History of Seattle Municipal Railway's Division C, the streetcar line that once connected Burien with White Center and Seattle.
July 17, 2005
History of King County pp 456-458

Roy Lillico

The life story of Roy Lillico reads like a Jack London romance, with the locale transposed from San Francisco to Puget Sound, for Mr. Lillico, from his young boyhood days has been constantly in and on the waters of the Sound, advancing from rowboats to seagoing tugs.
Born in Canada, province of Ontario, November 9, 1882, Roy Lillico is the son of Peter and Rachel (Eggelson) Lillico, and came to Seattle with them on November 1, 1889, five month after the Seattle fire. His father successfully engaged in the real estate and loan business in the rapidly growing town. Both parents are deceased. Young Roy attended school at the Denny, the Central and the Columbia (now Lowell) schools. Out of school hours and during vacations he worked up a business of pulling boats to the ships in the harbor, from every nation in the world. Also, he furnished the ships with ship chandlery and stores and on finishing his schooling devoted all of his time to this work, outfitting as many as one hundred and twenty-six vessels on Puget Sound in one season. As a boy he knew every ship that made the various ports and he was likewise known to the officers and crews of the different ships, for his was one of the first hails that came over the bow of the ship as it entered the harbor and the last to see them leave when he rowed the captain to his ship and well remembers the chanteys when pulling up anchor. Young Roy was also the motive power for the port of Seattle’s official customs house launch, rowing the two officials out to every foreign craft entering the harbor, and he also rowed the harbor master to welcome incoming naval ships of the old white navy. As the only way of getting word to the ships in the harbor was to send it out in a small boat, he soon became a courier for the shipping concerns. These were the days of the White Hall ships.

In his capacity as supplier of stores, Mr. Lillico once furnished five hundred loaves of bread a day and other stores to the U. S. S. Mohegan while it was in the Sound testing Puget Sound and British Columbia coal for the United States Navy. Later he was on the Mohegan when that vessel, the last of the wooden vessels of the navy, first visited the present site of the navy yard at Bremerton. He also ran the lines for the first Nippon Yusen Kiasha boat to come here from the orient, the Miki Maru, landing at the old Schwabacher dock.

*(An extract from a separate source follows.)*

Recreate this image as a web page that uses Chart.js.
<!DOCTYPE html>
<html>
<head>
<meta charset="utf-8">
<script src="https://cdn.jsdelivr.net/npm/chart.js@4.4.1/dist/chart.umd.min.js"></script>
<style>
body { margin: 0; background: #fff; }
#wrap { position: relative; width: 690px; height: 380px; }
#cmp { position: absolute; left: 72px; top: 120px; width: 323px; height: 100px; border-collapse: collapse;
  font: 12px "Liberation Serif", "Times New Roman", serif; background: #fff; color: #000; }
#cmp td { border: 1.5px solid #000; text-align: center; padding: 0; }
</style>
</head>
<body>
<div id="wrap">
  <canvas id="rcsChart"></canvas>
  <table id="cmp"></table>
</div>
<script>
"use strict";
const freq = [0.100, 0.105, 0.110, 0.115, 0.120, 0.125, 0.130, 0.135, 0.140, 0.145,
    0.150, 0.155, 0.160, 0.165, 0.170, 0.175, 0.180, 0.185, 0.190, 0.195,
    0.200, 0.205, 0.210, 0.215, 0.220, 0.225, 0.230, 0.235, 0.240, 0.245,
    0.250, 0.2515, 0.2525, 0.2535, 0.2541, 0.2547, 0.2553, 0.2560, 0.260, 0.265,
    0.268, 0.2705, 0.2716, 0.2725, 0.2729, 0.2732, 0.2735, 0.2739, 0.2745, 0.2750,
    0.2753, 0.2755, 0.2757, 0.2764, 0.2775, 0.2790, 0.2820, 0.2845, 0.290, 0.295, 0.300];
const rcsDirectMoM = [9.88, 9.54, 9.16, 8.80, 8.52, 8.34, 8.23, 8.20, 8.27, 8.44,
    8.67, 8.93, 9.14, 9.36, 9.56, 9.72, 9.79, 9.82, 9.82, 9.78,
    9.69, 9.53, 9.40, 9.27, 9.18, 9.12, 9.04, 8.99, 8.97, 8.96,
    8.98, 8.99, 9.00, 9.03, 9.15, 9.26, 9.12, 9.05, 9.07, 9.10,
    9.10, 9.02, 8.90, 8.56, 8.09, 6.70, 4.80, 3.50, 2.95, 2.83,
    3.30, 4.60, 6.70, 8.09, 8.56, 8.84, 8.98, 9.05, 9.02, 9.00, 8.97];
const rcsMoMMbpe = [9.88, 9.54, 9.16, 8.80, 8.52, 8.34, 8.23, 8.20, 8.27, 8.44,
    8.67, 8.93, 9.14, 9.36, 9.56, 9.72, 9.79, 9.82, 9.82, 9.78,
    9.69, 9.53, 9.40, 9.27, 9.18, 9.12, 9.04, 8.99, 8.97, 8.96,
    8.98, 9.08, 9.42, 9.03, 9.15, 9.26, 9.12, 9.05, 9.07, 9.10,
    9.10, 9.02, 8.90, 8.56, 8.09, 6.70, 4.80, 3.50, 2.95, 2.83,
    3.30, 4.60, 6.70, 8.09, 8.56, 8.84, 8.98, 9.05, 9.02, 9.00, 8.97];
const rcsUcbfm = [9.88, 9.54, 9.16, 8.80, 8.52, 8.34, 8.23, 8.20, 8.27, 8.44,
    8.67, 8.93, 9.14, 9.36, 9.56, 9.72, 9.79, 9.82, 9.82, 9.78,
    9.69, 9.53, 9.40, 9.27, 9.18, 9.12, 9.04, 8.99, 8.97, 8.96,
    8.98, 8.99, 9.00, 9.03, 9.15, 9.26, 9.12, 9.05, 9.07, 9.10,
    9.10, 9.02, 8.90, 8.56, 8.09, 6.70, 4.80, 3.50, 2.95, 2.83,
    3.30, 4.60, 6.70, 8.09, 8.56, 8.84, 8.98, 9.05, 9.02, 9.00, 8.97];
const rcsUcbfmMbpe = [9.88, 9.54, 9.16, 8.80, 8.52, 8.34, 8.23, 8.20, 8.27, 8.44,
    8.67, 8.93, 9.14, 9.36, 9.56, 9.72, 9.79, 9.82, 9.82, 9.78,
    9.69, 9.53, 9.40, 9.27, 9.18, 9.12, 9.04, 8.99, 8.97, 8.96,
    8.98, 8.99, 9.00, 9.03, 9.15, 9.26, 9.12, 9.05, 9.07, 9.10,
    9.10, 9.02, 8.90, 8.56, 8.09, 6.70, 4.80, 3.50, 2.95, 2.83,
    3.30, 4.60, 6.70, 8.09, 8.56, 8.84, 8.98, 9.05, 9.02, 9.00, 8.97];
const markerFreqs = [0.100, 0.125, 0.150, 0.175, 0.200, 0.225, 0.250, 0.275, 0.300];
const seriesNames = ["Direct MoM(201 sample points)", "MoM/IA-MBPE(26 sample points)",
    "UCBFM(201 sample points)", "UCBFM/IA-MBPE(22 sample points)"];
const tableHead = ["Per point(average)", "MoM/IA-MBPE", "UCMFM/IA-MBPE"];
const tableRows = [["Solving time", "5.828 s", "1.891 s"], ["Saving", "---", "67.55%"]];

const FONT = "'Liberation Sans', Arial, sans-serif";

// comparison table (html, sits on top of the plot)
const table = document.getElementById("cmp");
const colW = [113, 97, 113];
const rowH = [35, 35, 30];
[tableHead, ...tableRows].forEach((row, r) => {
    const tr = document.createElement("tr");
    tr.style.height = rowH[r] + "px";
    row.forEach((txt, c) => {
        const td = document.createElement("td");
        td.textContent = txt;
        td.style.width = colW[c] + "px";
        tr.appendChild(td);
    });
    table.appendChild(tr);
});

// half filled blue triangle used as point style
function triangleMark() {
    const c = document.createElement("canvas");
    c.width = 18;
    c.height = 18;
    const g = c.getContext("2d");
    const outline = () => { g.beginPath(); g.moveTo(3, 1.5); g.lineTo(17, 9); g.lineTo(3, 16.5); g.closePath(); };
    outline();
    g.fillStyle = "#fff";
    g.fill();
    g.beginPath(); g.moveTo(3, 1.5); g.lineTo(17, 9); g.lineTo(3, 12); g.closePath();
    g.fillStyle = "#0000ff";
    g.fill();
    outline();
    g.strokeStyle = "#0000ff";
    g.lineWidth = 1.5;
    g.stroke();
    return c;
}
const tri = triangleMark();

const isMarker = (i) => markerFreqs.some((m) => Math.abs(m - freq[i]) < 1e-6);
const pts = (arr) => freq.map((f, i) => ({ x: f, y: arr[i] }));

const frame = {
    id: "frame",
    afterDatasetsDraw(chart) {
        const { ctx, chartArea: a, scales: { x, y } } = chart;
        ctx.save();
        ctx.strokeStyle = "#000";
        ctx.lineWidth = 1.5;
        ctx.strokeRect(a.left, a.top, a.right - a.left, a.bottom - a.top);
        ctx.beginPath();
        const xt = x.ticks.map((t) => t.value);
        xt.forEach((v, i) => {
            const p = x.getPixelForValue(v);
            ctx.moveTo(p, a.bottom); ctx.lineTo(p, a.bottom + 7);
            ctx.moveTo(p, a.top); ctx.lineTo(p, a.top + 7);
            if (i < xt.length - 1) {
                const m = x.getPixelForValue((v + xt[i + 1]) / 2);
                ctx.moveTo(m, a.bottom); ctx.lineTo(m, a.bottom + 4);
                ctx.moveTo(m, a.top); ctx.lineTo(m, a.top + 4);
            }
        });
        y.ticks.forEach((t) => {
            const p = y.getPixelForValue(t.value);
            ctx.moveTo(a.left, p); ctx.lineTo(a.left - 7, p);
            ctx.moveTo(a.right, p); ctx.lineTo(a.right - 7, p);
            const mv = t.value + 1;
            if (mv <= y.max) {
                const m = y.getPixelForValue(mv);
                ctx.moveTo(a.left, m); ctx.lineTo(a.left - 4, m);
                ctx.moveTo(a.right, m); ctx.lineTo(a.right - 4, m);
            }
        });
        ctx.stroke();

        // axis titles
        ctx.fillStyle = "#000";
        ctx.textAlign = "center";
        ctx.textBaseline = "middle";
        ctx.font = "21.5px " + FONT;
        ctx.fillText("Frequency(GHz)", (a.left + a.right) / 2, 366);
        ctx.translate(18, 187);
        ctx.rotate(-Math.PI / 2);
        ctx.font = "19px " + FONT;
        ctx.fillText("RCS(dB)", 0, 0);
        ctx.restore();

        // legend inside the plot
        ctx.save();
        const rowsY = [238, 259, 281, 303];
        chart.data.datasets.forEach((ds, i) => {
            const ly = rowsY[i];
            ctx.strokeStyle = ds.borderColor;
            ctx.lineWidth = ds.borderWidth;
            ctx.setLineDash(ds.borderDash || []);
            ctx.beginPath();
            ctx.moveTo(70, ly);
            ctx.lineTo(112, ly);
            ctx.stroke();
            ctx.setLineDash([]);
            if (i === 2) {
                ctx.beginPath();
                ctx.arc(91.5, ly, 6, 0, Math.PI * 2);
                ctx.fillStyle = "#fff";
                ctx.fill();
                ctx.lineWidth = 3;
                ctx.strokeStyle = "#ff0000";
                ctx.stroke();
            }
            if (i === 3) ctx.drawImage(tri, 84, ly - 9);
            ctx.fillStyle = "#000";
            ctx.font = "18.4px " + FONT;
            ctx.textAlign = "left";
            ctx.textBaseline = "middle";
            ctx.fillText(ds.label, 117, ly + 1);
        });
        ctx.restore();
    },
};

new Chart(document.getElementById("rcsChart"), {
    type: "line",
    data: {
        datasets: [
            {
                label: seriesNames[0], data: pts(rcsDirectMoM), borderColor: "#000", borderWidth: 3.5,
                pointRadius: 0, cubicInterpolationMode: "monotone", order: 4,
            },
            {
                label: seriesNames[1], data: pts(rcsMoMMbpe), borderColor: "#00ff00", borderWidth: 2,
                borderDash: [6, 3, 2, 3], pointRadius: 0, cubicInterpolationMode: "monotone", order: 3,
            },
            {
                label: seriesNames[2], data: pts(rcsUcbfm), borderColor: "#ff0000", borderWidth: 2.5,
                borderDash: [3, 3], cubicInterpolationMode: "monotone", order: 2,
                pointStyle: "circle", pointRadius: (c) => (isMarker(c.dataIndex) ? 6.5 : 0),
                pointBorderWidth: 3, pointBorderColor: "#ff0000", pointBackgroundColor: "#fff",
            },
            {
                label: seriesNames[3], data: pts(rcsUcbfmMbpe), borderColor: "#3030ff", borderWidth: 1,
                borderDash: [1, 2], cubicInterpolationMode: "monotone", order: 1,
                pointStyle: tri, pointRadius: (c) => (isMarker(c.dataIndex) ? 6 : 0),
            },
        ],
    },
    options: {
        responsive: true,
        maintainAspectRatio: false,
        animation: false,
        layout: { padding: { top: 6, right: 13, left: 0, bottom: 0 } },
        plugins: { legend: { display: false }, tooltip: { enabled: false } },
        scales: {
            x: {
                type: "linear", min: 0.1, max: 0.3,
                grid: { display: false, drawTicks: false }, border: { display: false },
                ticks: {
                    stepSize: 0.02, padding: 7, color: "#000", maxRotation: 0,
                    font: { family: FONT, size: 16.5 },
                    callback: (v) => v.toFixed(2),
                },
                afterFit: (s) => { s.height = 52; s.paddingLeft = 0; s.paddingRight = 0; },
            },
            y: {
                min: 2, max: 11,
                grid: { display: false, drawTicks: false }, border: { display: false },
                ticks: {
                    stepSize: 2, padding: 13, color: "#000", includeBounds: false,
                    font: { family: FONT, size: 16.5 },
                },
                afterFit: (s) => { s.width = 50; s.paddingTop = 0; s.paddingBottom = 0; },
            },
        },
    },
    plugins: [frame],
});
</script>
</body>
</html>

Mr. Lillico furnished supplies for the U. S. S. Monterey, the last of the monitor type of war ship, at the time it tested out the new drydock at Bremerton; and he remembers the arrival of the Portland from Alaska with the “ton of gold ;“ the departure of horse transports from here to the Philippines during the Spanish-American war and the amazing amount of food he had supply them; when cement was brought from Belgium; Port Blakely, now a quiet summer resort, when that town harbored the largest lumber mill in the world and as many as eighteen or twenty boats were loading at one time; the races between the Bailey Gatzert, the T. J. Potter and Olympian sternwheelers and sidewheelers and the track boats of Puget Sound from Seattle to Tacoma; when Eagle Harbor had a small gasoline launch, the Dewey, as the only mode of travel between there and Seattle; and hundred and one other interesting and amusing incidents of early days.

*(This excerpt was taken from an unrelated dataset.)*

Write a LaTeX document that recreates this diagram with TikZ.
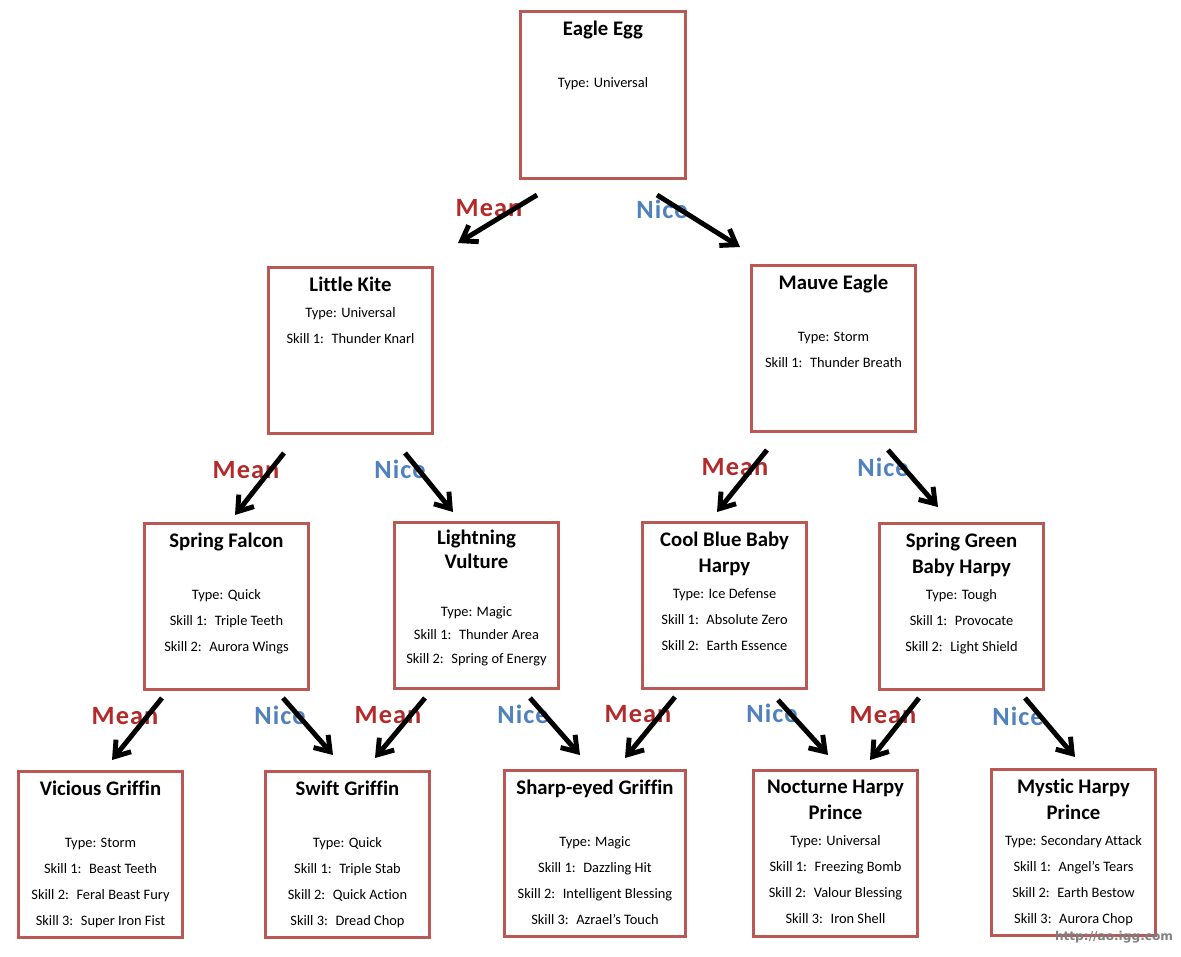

When tugboats came into use, Mr. Lillico added them to his line, as he soon did lighters, car ferries and later water taxies. At the same time he organized the Lillico Tug & Barge Company, the Lillico Transportation Company, and the Harper Barge & Lighterage Company, serving as president of all three. His business has grown so gradually, as the shipping interests of the harbor have grown, that he is regarded as an integral part of the ships and shipping of the northwest and his acquaintance is worldwide.

The marriage of Roy Lillico, occurring May 26, 1904, at Olympia, united him with Lucy Young, a native of Astoria, Oregon, a daughter of Waldo and Clara Young. Mrs. Lillico is prominent in club and educational circles in the city as a member of the Century Club and the Broadway Orthopedic Guild. She is president of the Broadway High School Parent-teacher Association and a member of the Seattle high school council. Three children have blessed the union of Mr. and Mrs. Lillico; Stuart Plimpton, a graduate of the Broadway high school and now attending the University of Washington; Adrienne Louise, attending the Broadway high school; and Helen Beatrice, a student the Lowell school.

Mr. Lillico is a member of Seattle Lodge, No. 92, B. P. 0. E., and is independent in politics, though favoring republican doctrines. He is a member of the Press Club and vice president of the Denny School Alumni Association. He has served on executive board of the Boy Scouts and on committees of the Merchants Exchange and the Chamber of Commerce and is on the naval affairs committee of the last named body. He was on committee the that started the first (white) Potlach in Seattle. It is interesting to record the reminiscences of these men who have lived through the pioneer period of the water front days for their posterity to read and realize that the early days were not filled with conveniences of this period and it has been the work of editor of this history to save what has been possible to remember and from clippings that the younger generations will have data to build on for the future histories.